• EXERCISE INSTRUCTIONS
Reproduce the section of the listing that begins at the line containing "Recreate this image" and finishes at the line containing "ha='left', fontsize=14, color='black')". Include both end lines and nothing beyond them.

• STORED ROWS
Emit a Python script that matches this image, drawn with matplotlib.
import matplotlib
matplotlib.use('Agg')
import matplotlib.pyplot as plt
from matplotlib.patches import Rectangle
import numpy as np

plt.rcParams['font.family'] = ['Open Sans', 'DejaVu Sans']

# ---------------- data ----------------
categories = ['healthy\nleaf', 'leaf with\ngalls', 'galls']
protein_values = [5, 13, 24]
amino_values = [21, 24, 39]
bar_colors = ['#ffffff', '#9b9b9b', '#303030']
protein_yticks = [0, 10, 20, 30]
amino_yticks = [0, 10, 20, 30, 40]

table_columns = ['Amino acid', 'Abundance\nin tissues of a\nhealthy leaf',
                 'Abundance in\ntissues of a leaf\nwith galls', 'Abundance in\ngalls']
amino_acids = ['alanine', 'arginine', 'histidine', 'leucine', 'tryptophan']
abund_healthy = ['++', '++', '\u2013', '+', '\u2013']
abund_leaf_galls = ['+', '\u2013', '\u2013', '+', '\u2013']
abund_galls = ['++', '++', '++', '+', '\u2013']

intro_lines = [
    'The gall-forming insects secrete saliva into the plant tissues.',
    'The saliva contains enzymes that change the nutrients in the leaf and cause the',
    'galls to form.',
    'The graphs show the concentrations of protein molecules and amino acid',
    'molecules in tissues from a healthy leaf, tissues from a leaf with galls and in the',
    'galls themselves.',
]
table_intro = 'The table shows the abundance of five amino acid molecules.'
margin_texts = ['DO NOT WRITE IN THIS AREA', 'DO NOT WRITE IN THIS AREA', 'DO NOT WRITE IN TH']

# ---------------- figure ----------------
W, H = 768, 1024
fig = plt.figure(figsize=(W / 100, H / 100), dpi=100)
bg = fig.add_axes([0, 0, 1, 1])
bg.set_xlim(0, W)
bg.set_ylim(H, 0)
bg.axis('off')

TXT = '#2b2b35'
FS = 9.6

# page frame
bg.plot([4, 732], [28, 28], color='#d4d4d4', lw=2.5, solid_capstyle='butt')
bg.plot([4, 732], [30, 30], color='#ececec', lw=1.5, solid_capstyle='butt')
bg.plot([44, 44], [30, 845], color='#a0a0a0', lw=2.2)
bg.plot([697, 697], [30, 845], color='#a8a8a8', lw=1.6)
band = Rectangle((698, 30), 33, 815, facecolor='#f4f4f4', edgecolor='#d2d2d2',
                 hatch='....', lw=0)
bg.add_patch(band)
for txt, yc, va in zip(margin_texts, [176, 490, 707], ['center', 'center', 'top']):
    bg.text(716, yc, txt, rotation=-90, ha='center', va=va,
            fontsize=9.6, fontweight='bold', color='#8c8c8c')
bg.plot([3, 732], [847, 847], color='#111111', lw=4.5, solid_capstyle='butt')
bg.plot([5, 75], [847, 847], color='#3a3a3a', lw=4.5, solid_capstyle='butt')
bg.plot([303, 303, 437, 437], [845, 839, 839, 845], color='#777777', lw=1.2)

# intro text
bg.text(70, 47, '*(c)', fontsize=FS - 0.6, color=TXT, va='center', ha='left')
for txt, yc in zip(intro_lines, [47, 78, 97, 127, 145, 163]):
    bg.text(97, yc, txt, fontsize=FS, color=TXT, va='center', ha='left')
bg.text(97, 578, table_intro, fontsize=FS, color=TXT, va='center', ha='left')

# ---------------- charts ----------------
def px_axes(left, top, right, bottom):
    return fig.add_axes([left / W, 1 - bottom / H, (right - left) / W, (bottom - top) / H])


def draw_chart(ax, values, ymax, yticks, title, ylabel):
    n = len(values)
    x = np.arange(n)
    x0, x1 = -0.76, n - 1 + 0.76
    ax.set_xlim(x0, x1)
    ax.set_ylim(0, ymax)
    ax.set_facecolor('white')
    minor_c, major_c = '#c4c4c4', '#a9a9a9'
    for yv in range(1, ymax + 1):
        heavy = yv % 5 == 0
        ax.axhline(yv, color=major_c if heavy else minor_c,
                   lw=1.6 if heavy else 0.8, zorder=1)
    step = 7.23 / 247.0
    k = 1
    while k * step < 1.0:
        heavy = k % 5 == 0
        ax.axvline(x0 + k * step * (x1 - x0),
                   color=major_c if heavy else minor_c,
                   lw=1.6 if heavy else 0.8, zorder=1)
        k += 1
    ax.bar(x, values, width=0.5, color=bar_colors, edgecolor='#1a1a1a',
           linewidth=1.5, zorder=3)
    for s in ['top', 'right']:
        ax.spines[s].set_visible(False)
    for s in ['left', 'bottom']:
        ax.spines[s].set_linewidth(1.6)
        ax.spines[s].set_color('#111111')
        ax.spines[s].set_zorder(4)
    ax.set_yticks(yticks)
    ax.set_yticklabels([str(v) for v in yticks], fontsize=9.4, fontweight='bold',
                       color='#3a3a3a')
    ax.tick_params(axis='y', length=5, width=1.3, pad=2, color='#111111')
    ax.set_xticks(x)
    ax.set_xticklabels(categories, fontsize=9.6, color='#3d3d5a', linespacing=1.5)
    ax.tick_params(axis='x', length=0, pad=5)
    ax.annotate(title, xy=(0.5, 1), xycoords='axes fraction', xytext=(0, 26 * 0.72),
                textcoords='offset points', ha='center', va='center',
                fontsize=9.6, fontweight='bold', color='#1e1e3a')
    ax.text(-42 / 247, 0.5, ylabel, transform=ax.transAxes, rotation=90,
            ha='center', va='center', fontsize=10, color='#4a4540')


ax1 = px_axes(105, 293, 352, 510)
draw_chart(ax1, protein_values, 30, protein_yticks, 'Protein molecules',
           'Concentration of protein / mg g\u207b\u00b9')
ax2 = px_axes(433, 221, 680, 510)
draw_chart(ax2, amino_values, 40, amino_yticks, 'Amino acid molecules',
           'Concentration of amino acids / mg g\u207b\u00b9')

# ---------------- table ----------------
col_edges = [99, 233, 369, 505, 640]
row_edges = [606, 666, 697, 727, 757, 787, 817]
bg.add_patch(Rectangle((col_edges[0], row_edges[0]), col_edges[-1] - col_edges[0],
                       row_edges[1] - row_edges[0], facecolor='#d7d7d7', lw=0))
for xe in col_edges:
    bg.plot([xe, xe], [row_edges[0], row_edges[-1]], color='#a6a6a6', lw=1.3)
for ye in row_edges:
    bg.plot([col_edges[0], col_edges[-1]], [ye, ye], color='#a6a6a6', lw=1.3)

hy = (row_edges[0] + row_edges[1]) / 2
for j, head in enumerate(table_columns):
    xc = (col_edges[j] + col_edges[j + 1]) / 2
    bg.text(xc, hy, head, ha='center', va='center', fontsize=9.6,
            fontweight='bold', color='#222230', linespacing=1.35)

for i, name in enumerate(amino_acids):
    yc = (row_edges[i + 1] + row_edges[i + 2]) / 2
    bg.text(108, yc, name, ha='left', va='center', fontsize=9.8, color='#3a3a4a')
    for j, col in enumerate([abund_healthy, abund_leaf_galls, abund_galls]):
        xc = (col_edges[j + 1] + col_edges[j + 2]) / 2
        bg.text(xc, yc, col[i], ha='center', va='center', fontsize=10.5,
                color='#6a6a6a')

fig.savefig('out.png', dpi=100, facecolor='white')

* * *

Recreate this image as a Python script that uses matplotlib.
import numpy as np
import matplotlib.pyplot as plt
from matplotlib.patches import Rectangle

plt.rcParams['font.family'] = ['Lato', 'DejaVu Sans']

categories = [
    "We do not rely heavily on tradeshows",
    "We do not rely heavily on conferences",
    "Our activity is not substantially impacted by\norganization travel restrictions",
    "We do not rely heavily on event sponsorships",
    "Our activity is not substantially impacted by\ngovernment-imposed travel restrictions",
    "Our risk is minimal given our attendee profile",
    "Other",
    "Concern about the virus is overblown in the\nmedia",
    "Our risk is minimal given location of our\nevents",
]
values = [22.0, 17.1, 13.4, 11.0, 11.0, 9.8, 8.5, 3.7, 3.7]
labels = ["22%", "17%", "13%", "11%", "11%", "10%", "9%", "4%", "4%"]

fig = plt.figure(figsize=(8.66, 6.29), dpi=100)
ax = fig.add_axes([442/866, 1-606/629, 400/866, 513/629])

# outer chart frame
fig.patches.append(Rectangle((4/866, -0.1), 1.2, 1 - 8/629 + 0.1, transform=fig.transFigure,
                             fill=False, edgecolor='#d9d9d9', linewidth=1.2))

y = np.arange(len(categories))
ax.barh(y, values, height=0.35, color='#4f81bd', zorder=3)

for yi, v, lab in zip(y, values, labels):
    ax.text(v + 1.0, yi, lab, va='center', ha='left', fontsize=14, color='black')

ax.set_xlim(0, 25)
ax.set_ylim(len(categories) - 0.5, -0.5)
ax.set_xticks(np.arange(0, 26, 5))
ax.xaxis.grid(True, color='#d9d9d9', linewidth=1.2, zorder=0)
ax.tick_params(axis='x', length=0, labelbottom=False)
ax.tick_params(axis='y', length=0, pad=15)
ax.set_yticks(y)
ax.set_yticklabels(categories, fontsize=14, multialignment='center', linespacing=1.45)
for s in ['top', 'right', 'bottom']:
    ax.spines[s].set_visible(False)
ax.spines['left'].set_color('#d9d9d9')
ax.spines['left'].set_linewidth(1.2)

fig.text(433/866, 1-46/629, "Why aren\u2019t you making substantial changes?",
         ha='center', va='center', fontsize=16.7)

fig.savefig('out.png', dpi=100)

• WRITTEN SOLUTION
Recreate this image as a Python script that uses matplotlib.
import numpy as np
import matplotlib.pyplot as plt
from matplotlib.patches import Rectangle

plt.rcParams['font.family'] = ['Lato', 'DejaVu Sans']

categories = [
    "We do not rely heavily on tradeshows",
    "We do not rely heavily on conferences",
    "Our activity is not substantially impacted by\norganization travel restrictions",
    "We do not rely heavily on event sponsorships",
    "Our activity is not substantially impacted by\ngovernment-imposed travel restrictions",
    "Our risk is minimal given our attendee profile",
    "Other",
    "Concern about the virus is overblown in the\nmedia",
    "Our risk is minimal given location of our\nevents",
]
values = [22.0, 17.1, 13.4, 11.0, 11.0, 9.8, 8.5, 3.7, 3.7]
labels = ["22%", "17%", "13%", "11%", "11%", "10%", "9%", "4%", "4%"]

fig = plt.figure(figsize=(8.66, 6.29), dpi=100)
ax = fig.add_axes([442/866, 1-606/629, 400/866, 513/629])

# outer chart frame
fig.patches.append(Rectangle((4/866, -0.1), 1.2, 1 - 8/629 + 0.1, transform=fig.transFigure,
                             fill=False, edgecolor='#d9d9d9', linewidth=1.2))

y = np.arange(len(categories))
ax.barh(y, values, height=0.35, color='#4f81bd', zorder=3)

for yi, v, lab in zip(y, values, labels):
    ax.text(v + 1.0, yi, lab, va='center', ha='left', fontsize=14, color='black')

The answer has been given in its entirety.